Dear ADDitude: How Can We Stop the Violent Outbursts?
“My son has shown some violent and defiant behavior at school. He complains that he is bored, and I suspect that is why he is acting up. How can we make his school routine more engaging?”
ADDitude Answers
I hate to hear that your son is so unhappy. We know that there are almost always underlying reasons for a student’s violent and defiant behavior. When I consult with a school about this kind of behavior, I request an assessment to see if any hidden learning problems are contributing to his “boredom.” One-sixth of gifted students also have learning challenges. I’d ask your son questions like: “Why do you think school is so boring for you?” I’d try to find out if he is bored in all classes, or is it just in one? Is there any specific thing they do in class that is boring? If we know what is boring, then we can make some changes to make school more engaging.

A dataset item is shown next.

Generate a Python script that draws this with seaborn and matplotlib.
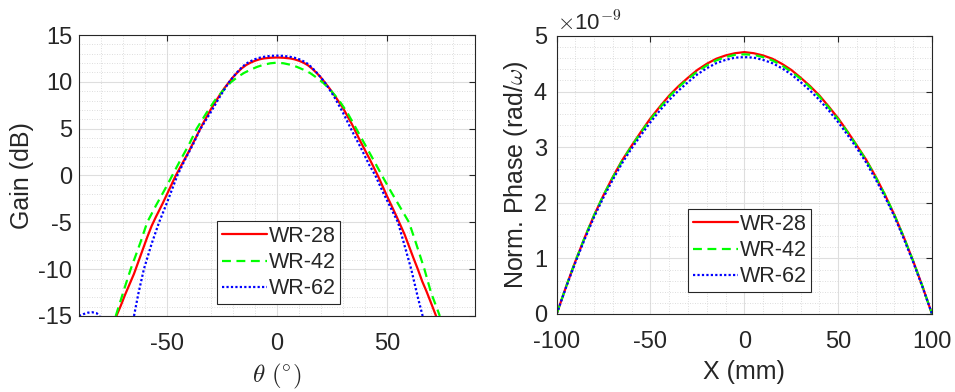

I’d also want to know if your child is taking medication. If he is, I’d ask the teacher to complete a behavior/medication rating scale. As our children reach the teenage years, because of hormonal changes and possible medication tolerance, medication often becomes less effective and must be reassessed. I’ve found that, in middle and high school, ineffective medication levels are one of the most common reasons for acting out in school.
Posted by Chris A. Zeigler Dendy, M.S.
Former educator, school psychologist, and mental health professional with 40 years of experience.
ADDitude Answers
As Dr. Hallowell says in this video, “Boredom is a painful state.” Talk with your son’s teachers and let them know he is feeling extremely bored at times. Ask what quiet activities he can do when he finishes his work. This is a common practice for gifted kids. It can be educational puzzles/brain teasers, computer time, word searches, etc. — whatever interests him and motivates him to participate and complete his work to earn it. If the teacher would allow him to stand up or walk around the room when he’s feeling antsy (or bored) that could help a great deal, too.

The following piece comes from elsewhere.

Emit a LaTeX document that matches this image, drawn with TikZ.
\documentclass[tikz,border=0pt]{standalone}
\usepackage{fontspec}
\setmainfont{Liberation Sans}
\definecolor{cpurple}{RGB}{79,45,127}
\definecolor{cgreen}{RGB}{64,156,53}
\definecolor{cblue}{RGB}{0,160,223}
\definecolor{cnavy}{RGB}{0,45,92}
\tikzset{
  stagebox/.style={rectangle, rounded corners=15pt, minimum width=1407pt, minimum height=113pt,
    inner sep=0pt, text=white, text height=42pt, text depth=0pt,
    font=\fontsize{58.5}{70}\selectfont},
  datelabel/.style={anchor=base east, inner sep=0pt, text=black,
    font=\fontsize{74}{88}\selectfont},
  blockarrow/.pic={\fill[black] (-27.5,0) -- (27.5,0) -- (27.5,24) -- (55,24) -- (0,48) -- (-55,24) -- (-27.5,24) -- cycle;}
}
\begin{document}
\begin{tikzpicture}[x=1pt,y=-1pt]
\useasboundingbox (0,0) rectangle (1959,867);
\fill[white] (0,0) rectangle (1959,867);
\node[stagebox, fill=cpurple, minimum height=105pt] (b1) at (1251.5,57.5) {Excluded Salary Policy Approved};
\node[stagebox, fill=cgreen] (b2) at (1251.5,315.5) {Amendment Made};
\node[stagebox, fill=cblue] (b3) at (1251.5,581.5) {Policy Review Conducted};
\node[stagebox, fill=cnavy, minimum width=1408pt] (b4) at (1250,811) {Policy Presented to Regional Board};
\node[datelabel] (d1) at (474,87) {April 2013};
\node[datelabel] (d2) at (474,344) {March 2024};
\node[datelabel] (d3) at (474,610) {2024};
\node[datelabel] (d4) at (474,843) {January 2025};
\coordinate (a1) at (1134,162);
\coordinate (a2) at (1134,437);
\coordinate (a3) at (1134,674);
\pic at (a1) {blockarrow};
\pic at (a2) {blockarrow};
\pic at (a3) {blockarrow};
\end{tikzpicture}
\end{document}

Here are some boredom-busting ideas from other parents.
Posted by Penny
ADDitude community moderator, author on ADHD parenting, mom to teen boy with ADHD, LDs, and autism
A Reader Answers
I went through this with my son and I totally get it. My son’s father and I put him into a behavioral class with a counselor who helped him through the anger, and it worked! Yay! He was in first grade at the time, now he is a happy 16-year-old who can manage his body and his impulsiveness, as well as his personal-space issues.

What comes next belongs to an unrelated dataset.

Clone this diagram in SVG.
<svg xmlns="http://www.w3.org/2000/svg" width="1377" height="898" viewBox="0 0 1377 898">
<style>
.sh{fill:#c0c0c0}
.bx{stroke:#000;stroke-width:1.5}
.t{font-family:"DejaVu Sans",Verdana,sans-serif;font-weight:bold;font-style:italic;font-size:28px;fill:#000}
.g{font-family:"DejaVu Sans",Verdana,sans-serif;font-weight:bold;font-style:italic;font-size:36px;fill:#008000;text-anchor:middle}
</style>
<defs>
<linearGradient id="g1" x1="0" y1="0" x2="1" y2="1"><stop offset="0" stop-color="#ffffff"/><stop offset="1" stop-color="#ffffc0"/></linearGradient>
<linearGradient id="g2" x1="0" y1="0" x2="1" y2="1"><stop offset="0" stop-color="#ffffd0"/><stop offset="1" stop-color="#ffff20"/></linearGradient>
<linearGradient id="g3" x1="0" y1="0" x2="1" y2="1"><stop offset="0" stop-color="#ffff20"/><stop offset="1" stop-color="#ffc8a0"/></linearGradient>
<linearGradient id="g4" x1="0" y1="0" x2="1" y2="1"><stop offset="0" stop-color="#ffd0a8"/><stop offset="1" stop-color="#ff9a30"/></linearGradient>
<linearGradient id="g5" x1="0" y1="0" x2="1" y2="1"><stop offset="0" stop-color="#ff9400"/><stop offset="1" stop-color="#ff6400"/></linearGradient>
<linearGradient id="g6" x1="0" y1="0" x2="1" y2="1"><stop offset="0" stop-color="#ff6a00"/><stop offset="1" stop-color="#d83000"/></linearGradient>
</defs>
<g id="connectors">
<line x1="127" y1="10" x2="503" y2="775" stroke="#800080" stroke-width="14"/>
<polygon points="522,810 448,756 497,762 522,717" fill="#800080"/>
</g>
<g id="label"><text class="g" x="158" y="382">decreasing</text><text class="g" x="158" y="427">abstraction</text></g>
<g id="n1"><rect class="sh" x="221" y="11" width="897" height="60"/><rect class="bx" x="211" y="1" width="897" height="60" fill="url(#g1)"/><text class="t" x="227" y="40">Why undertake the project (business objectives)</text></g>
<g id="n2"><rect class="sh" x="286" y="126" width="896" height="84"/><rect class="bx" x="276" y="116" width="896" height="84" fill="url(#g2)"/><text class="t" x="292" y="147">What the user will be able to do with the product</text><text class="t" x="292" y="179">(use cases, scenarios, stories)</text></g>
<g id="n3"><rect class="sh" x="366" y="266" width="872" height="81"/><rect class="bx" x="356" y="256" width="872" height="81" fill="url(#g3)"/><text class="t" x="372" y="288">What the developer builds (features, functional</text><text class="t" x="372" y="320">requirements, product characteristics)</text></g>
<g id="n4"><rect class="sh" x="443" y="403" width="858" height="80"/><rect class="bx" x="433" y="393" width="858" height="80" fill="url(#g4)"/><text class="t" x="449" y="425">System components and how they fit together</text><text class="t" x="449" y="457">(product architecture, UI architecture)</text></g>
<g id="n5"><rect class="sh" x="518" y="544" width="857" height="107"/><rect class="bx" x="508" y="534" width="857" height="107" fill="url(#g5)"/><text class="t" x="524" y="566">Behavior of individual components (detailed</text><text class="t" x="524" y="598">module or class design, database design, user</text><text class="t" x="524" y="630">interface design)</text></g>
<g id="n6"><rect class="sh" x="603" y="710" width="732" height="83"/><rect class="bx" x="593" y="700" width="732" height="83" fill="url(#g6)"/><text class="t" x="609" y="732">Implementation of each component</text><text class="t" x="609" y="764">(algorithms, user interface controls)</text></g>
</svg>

The place also dealt with autistic children, which I think was beneficial because the counselors there were really well versed in helping children with challenges. I would ask a counselor in your area for names of similar places near you, as it was awesome for us and for our son. Good luck!
Posted by Laughsalot
A Reader Answers
I just listened to Dr. Ross Greene’s seminar on behavior at school. He said to go back to the cause; focus on the causes behind the behavior rather than focusing on the behavior itself. If you solve the cause, the behavior will change. If you only try to fix the behavior, the underlying cause (i.e. the real problem) will still be there and nothing will be truly resolved. (Lots more info here on his website: Lives In the Balance)
Posted by Rai0414
A Reader Answers
Anything an ADHD kid is not interested in is “boring” — this is a very common reality. We talk with our son about the fact that this is part of his ADHD, and he has to learn self-regulation skills to overcome his boredom when faced with things he doesn’t want to do. There are always things we don’t want to do in life. It helps when he is rested, his meds are at an optimal level, and he knows expectations.
Posted by Pdxlaur
A Reader Answers
One very important thing: Immediate consequences are absolutely necessary — but do not use scorn! Your child is aggressive because he can’t control his impulses, not because he is “bad.” The punishment, therefore, should just be logical and consistent (e.g. “The rule is: if you hit, you have to miss.”). You might have to say this for months before your child will eventually be able to stop the impulsive aggression. If you become frustrated with repeated reminders and consequences, please try to remember that his brain is functioning differently, and that while he needs the fair and consistent consequences, he does not deserve any anger.
Scorn or abuse should never be used as a punishment with children. Do what needs to be done, but trust your child and understand that they aren’t doing it on purpose.